Wouldn't be that good? Wouldn't be a demonstration that the entire Free-Software community can impose new concepts, new ways of living the Net?
Ideal what we probably need, is a really good, full-featured, e-mail client with the capabilities of Communicator or Outlook Express, and PGP built-in.
As long as people have to run PGP as a separate program, and then try to hook it in with their favorite mail-reader, it will never catch on.
Most people will say similar things "Oh, I have nothing important" and yet, deep down there *is* an expectation of privacy. Why? Because you do not see the people reading your e-mail! Out of sight, out of mind type syndrome. But put another person in front of their computer and tell them to check out their In/Outboxes from top to bottom and you'll most definitely see the owner jumping right in "What the hell are you doing reading my mail?!!"
:-)
That's the problem...a perceived sense of security and privacy that seems to resist all rationale.

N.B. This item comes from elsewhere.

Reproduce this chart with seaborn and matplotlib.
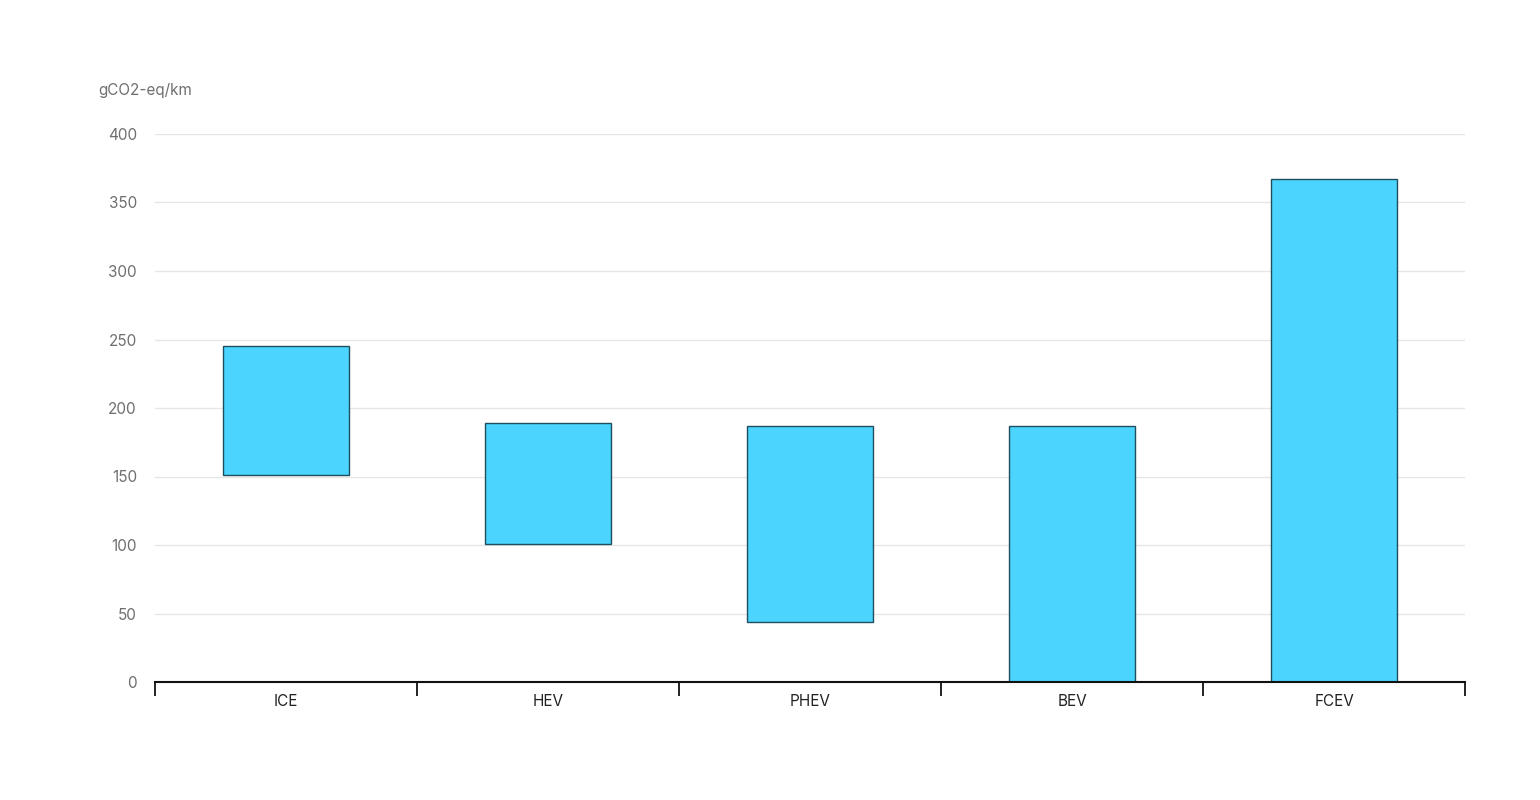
import numpy as np
import pandas as pd
import seaborn as sns
import matplotlib.pyplot as plt

# dati (gCO2-eq/km, intervallo min-max per tipo di veicolo)
vehicles = ["ICE", "HEV", "PHEV", "BEV", "FCEV"]
low_vals = [151, 101, 44, 0, 0]
high_vals = [245, 189, 187, 187, 367]
y_ticks = [0, 50, 100, 150, 200, 250, 300, 350, 400]

df = pd.DataFrame({"vehicle": vehicles, "low": low_vals, "high": high_vals})
df["span"] = df["high"] - df["low"]

sns.set_style("white")
plt.rcParams["font.family"] = ["Inter", "DejaVu Sans"]

fig = plt.figure(figsize=(15.4, 8), dpi=100)
ax = fig.add_axes([155 / 1540, 1 - 682 / 800, 1310 / 1540, 548 / 800])

sns.barplot(data=df, x="vehicle", y="span", color="#4AD4FE", saturation=1,
            width=0.48, edgecolor="#1f4f5e", linewidth=1, ax=ax)
# barre flottanti: sposto la base di ogni barra al valore minimo
for patch, lo in zip(ax.patches, df["low"]):
    patch.set_y(lo)

ax.set_ylim(0, 400)
ax.set_xlim(-0.5, len(vehicles) - 0.5)
ax.set_yticks(y_ticks)
ax.set_yticklabels([str(v) for v in y_ticks], color="#6f6f6f", fontsize=11)
ax.tick_params(axis="y", length=0, pad=13)
ax.yaxis.grid(True, color="#e6e6e6", linewidth=1)
ax.set_axisbelow(True)

# tacche tra le categorie, etichette al centro
ax.set_xticks(np.arange(len(vehicles) + 1) - 0.5)
ax.set_xticklabels([])
ax.set_xticks(np.arange(len(vehicles)), minor=True)
ax.set_xticklabels(vehicles, minor=True, color="#222222", fontsize=11)
ax.tick_params(axis="x", which="major", bottom=True, length=10, width=1.3,
               color="#111111", direction="out")
ax.tick_params(axis="x", which="minor", bottom=True, length=0, pad=9)

for s in ["top", "right", "left"]:
    ax.spines[s].set_visible(False)
ax.spines["bottom"].set_color("#111111")
ax.spines["bottom"].set_linewidth(1.5)
ax.set_xlabel("")
ax.set_ylabel("")

fig.text(98 / 1540, 1 - 90 / 800, "gCO2-eq/km", color="#6f6f6f", fontsize=11,
         ha="left", va="center")

fig.savefig("out.png", dpi=100)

It's the same with other spooky figures...yes, everyone knows, there are bad guys and burglars out there, but most people will continue to assume, that it hit's only *others* (the Susie B.'s from the newspaper), not them.
I propose checkmail.org, where a few thousand random mail messages are captured and put up for general amusement. Then people will get pissed, because, after all, e-mail is private!

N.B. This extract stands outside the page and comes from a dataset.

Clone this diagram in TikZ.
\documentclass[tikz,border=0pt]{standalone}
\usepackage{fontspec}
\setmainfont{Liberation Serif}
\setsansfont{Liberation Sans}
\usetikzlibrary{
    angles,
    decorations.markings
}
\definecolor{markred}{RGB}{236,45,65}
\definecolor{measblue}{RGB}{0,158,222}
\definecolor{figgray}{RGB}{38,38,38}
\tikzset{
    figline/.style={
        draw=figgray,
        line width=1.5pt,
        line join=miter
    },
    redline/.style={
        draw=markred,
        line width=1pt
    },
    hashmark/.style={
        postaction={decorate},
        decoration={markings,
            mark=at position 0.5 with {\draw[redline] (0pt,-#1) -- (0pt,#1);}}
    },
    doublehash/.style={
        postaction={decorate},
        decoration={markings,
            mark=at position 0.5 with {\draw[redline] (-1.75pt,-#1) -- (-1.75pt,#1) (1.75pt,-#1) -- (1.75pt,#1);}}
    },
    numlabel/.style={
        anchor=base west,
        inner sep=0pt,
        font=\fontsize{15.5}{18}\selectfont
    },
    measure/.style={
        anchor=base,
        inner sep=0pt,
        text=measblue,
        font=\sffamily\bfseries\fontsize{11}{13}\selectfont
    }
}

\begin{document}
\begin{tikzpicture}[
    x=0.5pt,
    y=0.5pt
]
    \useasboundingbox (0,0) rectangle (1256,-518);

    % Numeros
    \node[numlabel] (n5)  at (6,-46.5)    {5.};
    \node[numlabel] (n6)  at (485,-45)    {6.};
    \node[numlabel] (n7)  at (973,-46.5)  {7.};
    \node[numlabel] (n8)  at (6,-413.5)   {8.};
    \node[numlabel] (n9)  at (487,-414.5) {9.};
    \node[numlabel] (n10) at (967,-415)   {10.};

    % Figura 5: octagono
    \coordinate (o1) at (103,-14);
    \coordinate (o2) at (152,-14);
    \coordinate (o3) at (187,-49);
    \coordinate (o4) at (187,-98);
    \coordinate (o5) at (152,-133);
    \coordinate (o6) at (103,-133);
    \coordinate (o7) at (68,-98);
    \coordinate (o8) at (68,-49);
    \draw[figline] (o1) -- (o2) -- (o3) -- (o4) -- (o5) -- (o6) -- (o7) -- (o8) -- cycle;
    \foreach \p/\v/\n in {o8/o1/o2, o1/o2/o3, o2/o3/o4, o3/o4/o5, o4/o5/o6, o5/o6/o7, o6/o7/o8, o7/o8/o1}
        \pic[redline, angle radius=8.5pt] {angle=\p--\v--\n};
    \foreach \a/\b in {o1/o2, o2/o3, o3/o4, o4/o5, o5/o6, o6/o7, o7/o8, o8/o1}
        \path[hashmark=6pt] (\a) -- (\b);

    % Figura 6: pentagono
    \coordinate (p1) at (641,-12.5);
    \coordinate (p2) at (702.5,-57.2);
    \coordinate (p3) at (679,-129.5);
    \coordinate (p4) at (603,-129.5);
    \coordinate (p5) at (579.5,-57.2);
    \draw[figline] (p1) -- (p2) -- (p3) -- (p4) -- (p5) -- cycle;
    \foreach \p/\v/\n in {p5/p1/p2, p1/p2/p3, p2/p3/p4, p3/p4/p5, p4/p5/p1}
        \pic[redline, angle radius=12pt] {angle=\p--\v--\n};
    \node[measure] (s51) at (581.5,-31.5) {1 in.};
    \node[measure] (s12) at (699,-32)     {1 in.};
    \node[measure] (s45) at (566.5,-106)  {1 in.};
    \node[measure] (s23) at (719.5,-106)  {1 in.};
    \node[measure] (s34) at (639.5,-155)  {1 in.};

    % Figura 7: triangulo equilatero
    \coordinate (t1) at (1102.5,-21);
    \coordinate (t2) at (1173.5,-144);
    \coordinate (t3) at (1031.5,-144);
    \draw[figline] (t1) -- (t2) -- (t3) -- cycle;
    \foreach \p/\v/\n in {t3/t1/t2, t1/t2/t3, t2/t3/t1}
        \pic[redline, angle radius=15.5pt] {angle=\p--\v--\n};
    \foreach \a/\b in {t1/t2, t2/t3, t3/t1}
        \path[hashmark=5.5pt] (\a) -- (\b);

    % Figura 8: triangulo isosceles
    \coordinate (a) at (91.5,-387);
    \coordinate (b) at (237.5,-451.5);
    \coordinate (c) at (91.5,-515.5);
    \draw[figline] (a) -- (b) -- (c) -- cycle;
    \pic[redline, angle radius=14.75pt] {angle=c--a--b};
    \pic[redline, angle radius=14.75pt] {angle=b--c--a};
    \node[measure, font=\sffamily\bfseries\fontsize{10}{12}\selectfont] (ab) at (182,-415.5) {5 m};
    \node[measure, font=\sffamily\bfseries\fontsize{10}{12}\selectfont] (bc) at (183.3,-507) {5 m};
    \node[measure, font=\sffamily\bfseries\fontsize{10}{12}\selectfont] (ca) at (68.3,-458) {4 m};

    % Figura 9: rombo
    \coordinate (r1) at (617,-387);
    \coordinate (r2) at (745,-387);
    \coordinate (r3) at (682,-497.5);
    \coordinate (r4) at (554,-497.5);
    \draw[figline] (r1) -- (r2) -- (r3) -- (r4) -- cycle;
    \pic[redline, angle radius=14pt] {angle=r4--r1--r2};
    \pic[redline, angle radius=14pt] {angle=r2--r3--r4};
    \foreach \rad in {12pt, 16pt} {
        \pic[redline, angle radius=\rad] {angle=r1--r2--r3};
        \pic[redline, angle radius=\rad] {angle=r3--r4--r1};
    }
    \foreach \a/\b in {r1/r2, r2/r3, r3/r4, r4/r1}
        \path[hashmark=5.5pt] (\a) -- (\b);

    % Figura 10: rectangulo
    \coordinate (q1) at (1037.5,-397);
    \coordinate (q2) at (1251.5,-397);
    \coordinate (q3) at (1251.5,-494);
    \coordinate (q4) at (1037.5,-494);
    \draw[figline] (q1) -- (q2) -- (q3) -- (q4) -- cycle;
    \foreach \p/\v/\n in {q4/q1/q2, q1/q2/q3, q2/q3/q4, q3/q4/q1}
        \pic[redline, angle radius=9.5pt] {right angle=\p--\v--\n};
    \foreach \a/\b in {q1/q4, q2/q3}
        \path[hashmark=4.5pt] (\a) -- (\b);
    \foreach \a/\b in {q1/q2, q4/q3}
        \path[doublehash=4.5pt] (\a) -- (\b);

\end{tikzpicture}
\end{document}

Rather than encryption ... consider steganography (or "data hiding").
That is, embedding a message within seemingly harmless text or data. If you send encrypted data, you are immediately attracting attention to yourself, especially since (as you point out) almost no one encrypts email -- if you're not sending plain text, clearly you must have something to hide. And there are ways to get at encrypted data, not necessarily by brute-force decryption, but (for example) by hacking into your desktop and stealing your unencrypted mail files or your private key. Using encryption makes you an inviting target for such techniques.
There are a number of ways in which steganography is done. You can use spammimic, which converts a short sentence into a lengthy document that reads like spam (and has the advantage of being web-based, so anyone can use it). Or you can try embedding messages into images or sound files by changing the LSB of each pixel/sample, which doesn't affect the output. And so on.
If this strategy is employed, you can also encrypt the message prior to hiding, which is your insurance against someone breaking the hiding strategy.